Very well the largest issue of such growth fantasies has to do with the mental and emotional distraction going on in the chief executive’s mind. Why would a leader of a company be compelled to make such inane forecasts and, much worse, put any faith in them? Behavior of this sort, absent a viable plan to execute it, is indicative of a host of leadership issues.

The first problem is that the leader prefers to operate in the future and in fantasy rather than the present. In my consulting practice, I have seen many instances where the problems of the present were so grievous that fantasies of growth were used as a coping mechanism. The second problem is that the leader is unable to deal with the present. Operations management and true revenue growth is a challenge requiring dedication, hard work, and expertise. For a CEO that prefers to avoid thinking about those vital building blocks, the indication is that he or she is an ineffective leader.

A matter of thoughtful concern is why so many business owners will exert so much effort to underachieve at an unattainable goal. IPOs and selling out for 9 figure sale prices are extremely rare – even more so without significant infusions of capital or debt. In other words, a founder rarely gets to keep all of such an exit anyway. So why do so many work so hard at something they probably will never attain?

I see a common behavior trend among these types. There is an almost mystical figure in their mind of a high-society businessperson making deals, jet setting, and placing capital on an ongoing basis. In the mystical fantasy, there is a life of ease, luxury, and power playing – and it appeals to something inside people of this sort that such a life is enviable and worth sacrificing decades to attempt to achieve.

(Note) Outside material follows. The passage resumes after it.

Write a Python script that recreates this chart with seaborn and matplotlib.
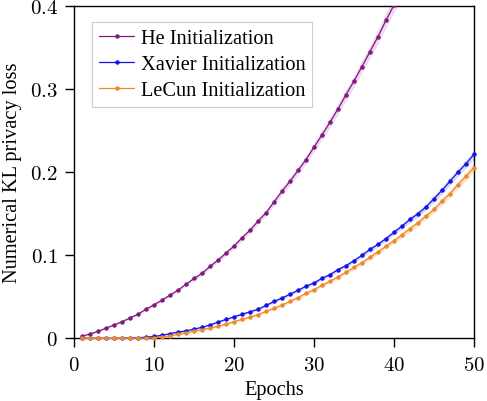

What is ignored in these fantasies is a healthy dose of reality. The amount of “power players” in this role is very few. They are somewhat interdependent as rarely is a deal done with one person, in cash. Banks and investors are routinely involved. All the more so, why does a person have to stake their self-esteem on such a goal? Self-esteem is generated internally and is not dependent on external validation by others. Letting others dictate our self-esteem is akin to emotional enslavement and is unnatural. Founders and entrepreneurs that feed on this kind of negative validation undermine the success they already have and lead themselves down the all too common path of personal boom and bust financial cycles yearning for the unattainable. We would all do well to avoid such thinking.